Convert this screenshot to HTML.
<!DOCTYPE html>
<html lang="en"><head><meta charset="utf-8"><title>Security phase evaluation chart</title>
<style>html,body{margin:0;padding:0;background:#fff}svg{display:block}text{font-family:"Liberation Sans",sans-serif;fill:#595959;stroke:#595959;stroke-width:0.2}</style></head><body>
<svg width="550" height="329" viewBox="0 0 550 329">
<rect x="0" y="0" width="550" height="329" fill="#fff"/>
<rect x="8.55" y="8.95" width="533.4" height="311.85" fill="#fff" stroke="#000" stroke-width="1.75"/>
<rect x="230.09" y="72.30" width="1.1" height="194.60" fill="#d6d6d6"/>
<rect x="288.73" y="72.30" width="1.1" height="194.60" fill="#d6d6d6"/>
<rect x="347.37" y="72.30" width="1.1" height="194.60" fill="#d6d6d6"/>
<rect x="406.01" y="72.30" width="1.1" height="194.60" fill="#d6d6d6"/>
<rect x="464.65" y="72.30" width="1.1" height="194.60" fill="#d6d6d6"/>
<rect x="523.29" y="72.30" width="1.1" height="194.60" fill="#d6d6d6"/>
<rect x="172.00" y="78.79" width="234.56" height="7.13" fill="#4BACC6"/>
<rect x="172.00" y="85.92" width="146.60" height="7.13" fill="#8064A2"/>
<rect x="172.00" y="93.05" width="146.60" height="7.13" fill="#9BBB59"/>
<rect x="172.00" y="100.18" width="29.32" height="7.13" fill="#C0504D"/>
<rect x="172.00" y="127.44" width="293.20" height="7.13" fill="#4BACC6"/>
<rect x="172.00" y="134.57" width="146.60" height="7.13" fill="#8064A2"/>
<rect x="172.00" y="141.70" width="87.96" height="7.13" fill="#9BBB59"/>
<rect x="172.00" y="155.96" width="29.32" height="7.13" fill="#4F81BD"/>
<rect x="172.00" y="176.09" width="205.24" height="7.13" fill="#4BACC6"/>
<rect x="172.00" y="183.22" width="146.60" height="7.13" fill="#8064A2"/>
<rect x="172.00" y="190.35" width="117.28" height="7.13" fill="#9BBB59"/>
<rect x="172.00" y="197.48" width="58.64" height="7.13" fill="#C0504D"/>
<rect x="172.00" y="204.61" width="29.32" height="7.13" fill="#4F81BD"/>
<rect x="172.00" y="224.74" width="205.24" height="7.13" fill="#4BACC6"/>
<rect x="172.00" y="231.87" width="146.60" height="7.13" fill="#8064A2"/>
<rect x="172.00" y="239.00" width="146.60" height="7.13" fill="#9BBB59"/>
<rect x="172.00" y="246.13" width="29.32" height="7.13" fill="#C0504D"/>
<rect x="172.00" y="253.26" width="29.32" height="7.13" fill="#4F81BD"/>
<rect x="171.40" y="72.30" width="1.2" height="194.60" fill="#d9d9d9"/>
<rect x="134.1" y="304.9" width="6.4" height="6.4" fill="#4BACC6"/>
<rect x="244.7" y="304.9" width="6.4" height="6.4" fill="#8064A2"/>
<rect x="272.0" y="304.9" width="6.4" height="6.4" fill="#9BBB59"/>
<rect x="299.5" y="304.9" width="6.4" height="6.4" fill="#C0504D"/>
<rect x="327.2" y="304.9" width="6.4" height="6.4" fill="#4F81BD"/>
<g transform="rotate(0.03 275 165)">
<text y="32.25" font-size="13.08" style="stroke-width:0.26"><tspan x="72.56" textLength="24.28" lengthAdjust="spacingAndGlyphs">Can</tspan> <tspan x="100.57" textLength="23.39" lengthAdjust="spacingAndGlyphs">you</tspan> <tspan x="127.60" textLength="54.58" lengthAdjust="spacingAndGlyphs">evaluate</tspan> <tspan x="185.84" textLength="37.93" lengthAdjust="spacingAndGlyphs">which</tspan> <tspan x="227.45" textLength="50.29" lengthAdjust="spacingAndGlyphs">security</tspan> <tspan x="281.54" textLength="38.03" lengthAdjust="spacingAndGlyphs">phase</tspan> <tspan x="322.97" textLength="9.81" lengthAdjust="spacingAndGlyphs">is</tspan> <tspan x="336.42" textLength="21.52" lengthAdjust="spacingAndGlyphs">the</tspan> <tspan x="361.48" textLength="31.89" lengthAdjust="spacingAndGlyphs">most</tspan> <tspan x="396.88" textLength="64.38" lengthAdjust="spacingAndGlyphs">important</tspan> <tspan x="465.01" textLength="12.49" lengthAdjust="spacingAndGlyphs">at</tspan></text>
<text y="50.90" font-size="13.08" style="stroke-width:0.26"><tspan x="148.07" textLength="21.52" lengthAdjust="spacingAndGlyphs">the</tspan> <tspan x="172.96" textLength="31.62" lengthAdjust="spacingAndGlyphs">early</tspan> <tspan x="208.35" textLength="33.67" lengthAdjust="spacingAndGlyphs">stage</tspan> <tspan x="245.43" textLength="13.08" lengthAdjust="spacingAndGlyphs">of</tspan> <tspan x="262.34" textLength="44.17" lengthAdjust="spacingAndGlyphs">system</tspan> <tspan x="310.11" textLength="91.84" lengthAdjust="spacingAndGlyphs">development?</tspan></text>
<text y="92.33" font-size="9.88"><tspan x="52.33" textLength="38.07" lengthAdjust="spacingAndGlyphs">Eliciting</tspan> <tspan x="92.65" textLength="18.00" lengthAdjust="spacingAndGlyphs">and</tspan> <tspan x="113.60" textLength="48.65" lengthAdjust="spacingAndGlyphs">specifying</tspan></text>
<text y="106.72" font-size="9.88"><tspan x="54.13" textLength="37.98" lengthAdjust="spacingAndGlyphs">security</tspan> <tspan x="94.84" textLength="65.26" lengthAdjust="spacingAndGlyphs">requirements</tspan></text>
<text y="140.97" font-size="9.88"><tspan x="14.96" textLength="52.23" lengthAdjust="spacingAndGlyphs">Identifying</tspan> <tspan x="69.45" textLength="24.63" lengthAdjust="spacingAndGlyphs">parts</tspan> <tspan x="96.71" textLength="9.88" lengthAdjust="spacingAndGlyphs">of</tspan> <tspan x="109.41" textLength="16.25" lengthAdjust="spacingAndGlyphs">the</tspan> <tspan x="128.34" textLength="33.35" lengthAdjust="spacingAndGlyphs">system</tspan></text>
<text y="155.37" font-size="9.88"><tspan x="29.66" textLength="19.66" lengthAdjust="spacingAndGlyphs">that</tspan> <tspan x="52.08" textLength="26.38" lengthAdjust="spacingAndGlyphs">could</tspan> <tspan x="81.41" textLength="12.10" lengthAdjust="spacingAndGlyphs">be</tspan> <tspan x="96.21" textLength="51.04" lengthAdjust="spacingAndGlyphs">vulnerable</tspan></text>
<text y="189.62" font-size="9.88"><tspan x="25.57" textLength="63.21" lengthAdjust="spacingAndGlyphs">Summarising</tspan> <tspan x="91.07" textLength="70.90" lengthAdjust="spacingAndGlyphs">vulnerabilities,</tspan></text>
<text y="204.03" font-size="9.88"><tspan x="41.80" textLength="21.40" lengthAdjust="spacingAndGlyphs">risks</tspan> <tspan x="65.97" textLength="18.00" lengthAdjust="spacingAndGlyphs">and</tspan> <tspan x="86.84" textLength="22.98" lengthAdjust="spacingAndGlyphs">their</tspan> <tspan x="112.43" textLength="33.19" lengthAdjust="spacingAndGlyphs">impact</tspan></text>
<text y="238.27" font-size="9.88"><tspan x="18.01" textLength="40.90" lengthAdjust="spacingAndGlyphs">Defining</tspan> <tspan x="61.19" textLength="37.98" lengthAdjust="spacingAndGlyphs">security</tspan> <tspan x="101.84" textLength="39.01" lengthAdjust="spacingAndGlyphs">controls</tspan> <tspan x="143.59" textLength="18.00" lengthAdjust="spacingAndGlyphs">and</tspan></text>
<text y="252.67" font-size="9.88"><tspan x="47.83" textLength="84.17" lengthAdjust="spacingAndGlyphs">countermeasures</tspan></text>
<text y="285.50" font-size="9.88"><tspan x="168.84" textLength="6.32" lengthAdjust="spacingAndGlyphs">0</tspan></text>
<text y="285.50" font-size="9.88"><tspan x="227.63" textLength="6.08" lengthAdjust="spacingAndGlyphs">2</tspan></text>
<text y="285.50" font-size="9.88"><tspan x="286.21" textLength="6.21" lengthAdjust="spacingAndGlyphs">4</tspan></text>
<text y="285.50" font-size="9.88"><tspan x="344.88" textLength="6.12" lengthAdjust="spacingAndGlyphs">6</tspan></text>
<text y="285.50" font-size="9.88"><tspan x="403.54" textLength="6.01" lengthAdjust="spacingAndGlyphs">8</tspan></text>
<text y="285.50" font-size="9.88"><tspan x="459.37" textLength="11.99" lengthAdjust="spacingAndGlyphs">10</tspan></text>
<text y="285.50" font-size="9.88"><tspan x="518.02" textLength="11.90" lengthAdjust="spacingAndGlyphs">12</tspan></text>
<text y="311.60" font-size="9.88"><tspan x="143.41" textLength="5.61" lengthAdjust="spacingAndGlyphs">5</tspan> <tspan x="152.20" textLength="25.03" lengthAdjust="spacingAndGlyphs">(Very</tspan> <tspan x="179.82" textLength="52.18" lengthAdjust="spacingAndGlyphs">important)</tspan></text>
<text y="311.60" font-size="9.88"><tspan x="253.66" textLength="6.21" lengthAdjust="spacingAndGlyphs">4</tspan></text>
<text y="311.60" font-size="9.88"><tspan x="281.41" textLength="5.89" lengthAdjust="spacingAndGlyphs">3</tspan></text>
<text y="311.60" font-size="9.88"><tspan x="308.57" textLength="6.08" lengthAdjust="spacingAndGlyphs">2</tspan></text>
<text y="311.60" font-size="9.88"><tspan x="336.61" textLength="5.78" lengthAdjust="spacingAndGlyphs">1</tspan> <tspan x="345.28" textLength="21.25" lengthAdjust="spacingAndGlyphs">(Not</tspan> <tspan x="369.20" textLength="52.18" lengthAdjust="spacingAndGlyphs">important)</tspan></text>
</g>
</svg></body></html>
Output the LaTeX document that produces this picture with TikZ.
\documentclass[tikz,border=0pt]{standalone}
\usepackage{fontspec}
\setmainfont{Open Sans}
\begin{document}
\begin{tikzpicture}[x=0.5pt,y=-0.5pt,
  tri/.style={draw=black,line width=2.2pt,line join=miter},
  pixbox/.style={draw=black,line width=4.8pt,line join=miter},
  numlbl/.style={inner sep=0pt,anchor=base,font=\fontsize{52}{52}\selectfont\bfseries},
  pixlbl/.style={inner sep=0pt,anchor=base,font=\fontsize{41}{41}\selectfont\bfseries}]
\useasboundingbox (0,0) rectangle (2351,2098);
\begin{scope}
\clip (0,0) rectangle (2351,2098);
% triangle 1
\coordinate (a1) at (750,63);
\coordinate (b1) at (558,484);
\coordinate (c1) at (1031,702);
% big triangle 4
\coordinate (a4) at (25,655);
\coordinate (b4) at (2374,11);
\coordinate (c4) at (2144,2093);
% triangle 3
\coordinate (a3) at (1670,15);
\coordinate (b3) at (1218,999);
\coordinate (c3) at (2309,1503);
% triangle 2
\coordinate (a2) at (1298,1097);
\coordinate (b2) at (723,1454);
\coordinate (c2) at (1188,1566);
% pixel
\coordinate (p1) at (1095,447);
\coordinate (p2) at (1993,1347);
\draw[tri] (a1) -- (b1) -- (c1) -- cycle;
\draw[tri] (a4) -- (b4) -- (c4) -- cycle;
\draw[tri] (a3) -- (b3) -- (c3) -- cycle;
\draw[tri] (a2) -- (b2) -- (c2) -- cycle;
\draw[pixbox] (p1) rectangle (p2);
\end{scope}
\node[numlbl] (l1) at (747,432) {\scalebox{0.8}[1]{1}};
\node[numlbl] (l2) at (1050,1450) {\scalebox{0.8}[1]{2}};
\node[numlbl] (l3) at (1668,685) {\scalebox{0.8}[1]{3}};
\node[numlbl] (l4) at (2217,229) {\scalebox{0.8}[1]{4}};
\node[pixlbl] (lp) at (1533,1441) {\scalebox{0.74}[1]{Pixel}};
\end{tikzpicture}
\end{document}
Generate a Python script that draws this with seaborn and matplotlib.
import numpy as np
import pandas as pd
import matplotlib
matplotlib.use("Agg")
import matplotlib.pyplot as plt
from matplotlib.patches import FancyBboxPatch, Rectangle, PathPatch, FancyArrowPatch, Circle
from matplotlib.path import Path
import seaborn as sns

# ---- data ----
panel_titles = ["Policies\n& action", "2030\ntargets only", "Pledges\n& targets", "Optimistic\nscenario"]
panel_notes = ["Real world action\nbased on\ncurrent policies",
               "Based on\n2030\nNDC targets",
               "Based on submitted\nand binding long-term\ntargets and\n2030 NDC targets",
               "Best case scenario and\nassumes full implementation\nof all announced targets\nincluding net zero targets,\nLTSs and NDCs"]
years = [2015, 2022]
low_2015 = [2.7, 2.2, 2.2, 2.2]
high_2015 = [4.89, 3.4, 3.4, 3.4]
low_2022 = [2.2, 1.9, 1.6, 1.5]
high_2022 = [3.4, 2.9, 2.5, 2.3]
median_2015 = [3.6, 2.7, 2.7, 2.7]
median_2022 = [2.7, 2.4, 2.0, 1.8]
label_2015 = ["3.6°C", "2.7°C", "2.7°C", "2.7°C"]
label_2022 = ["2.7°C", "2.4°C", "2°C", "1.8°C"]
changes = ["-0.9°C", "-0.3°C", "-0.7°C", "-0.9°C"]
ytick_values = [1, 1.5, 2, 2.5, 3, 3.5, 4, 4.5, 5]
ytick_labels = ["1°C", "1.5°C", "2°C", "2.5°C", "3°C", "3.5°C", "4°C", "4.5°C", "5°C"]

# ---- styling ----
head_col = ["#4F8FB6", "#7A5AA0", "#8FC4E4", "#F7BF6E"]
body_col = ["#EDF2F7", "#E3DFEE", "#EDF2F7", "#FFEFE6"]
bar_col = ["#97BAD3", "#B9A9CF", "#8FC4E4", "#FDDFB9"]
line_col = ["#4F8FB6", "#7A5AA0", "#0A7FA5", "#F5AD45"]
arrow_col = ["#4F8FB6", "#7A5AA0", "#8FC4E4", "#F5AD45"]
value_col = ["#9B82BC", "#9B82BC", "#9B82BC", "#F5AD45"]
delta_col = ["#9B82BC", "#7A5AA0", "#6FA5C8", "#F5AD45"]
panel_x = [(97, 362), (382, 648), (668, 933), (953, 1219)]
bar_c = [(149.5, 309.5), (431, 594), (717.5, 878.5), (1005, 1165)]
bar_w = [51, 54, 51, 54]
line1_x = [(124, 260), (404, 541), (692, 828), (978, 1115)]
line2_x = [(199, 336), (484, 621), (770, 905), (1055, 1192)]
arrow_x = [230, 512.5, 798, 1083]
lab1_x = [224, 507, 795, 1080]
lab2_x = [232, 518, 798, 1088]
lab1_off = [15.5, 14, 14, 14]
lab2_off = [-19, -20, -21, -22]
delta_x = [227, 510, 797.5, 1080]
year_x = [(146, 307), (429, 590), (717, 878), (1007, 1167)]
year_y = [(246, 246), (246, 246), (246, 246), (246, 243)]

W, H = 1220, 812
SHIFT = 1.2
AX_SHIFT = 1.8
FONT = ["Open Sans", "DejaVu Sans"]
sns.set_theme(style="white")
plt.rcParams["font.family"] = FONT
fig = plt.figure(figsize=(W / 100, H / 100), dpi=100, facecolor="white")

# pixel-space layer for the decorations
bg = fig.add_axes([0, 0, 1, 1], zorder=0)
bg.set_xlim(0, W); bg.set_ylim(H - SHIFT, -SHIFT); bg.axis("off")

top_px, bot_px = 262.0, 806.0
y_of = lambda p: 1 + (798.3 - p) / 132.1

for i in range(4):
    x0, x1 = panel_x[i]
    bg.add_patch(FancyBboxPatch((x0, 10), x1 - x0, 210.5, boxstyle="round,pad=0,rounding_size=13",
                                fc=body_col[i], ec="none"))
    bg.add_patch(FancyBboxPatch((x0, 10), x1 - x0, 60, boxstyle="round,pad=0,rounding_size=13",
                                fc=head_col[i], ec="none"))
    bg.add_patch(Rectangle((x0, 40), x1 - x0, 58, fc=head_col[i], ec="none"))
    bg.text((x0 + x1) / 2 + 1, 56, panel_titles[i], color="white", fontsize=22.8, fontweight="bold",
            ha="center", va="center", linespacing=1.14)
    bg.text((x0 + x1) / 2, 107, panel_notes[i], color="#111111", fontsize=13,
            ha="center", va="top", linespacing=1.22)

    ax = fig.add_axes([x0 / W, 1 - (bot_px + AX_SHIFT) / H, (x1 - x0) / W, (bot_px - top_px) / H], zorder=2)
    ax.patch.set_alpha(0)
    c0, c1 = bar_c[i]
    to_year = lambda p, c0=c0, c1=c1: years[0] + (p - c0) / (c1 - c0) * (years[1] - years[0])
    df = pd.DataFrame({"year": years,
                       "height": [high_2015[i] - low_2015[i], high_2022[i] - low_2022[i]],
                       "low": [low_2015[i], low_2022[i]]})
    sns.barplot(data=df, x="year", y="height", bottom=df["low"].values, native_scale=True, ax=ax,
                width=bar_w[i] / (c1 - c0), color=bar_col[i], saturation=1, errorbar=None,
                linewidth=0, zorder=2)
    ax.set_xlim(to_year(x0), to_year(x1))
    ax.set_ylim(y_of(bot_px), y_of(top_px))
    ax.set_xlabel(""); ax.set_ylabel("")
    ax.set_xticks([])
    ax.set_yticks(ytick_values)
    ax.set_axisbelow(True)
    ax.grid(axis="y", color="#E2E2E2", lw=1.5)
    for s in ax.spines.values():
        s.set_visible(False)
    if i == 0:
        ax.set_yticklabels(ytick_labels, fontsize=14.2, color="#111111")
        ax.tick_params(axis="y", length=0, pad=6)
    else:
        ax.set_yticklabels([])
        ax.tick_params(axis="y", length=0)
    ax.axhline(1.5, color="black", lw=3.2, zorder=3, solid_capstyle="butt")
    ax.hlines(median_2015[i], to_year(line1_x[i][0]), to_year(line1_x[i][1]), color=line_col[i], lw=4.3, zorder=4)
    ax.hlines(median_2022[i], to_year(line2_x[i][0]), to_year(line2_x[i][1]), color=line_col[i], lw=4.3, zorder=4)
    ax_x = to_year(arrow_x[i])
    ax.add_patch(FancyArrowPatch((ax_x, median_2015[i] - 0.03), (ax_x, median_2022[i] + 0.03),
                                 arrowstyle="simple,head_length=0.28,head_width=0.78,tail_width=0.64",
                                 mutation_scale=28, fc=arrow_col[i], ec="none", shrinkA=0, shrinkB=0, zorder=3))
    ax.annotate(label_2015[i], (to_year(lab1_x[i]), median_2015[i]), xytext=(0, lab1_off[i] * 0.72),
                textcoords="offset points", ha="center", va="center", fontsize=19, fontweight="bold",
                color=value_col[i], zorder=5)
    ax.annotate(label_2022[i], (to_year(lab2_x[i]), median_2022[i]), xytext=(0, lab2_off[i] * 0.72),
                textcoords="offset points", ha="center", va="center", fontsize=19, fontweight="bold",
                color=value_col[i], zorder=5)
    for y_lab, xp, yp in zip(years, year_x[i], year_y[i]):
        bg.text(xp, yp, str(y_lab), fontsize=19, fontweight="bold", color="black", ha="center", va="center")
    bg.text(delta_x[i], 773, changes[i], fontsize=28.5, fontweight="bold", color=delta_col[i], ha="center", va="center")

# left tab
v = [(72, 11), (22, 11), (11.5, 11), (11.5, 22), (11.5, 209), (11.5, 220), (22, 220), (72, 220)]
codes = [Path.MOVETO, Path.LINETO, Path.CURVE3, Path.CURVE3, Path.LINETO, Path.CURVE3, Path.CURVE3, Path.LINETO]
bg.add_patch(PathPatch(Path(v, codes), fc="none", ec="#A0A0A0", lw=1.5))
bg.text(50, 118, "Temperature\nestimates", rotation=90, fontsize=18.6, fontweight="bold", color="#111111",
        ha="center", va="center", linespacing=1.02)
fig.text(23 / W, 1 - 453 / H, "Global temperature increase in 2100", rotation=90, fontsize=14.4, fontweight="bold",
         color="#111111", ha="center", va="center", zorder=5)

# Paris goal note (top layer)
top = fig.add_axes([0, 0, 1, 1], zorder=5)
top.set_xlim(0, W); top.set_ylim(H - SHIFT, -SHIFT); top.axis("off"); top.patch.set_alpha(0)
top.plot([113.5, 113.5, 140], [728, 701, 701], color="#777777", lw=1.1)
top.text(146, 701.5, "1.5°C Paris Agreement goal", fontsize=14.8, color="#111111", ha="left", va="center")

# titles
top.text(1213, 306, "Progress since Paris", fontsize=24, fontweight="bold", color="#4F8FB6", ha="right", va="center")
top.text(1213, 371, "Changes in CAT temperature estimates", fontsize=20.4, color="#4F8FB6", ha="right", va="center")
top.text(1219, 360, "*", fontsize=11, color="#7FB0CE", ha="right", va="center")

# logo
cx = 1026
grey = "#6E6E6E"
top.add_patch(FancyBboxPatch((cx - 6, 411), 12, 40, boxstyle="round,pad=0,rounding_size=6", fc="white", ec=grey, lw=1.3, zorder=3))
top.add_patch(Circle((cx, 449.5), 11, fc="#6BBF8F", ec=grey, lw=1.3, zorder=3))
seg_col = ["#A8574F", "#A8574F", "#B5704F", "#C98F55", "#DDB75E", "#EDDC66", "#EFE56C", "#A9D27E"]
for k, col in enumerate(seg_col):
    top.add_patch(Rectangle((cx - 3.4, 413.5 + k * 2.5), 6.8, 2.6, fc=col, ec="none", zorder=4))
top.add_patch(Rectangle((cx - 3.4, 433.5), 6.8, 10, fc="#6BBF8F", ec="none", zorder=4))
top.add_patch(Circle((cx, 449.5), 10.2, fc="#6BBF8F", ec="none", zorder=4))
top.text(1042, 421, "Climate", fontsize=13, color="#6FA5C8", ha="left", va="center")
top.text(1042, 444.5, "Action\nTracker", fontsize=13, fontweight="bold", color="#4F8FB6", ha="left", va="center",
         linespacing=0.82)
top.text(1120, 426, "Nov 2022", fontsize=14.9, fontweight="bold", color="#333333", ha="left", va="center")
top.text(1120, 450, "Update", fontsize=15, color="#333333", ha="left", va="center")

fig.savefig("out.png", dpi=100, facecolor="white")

### EXERCISE BRIEF:
Each line from the line with "Generate a Python" to the line with "import seaborn as sns" is to be echoed exactly; both boundary lines are included, and nothing else is to be output.

### THE REPLY:
Generate a Python script that draws this with seaborn and matplotlib.
import numpy as np
import pandas as pd
import matplotlib
matplotlib.use("Agg")
import matplotlib.pyplot as plt
from matplotlib.patches import FancyBboxPatch, Rectangle, PathPatch, FancyArrowPatch, Circle
from matplotlib.path import Path
import seaborn as sns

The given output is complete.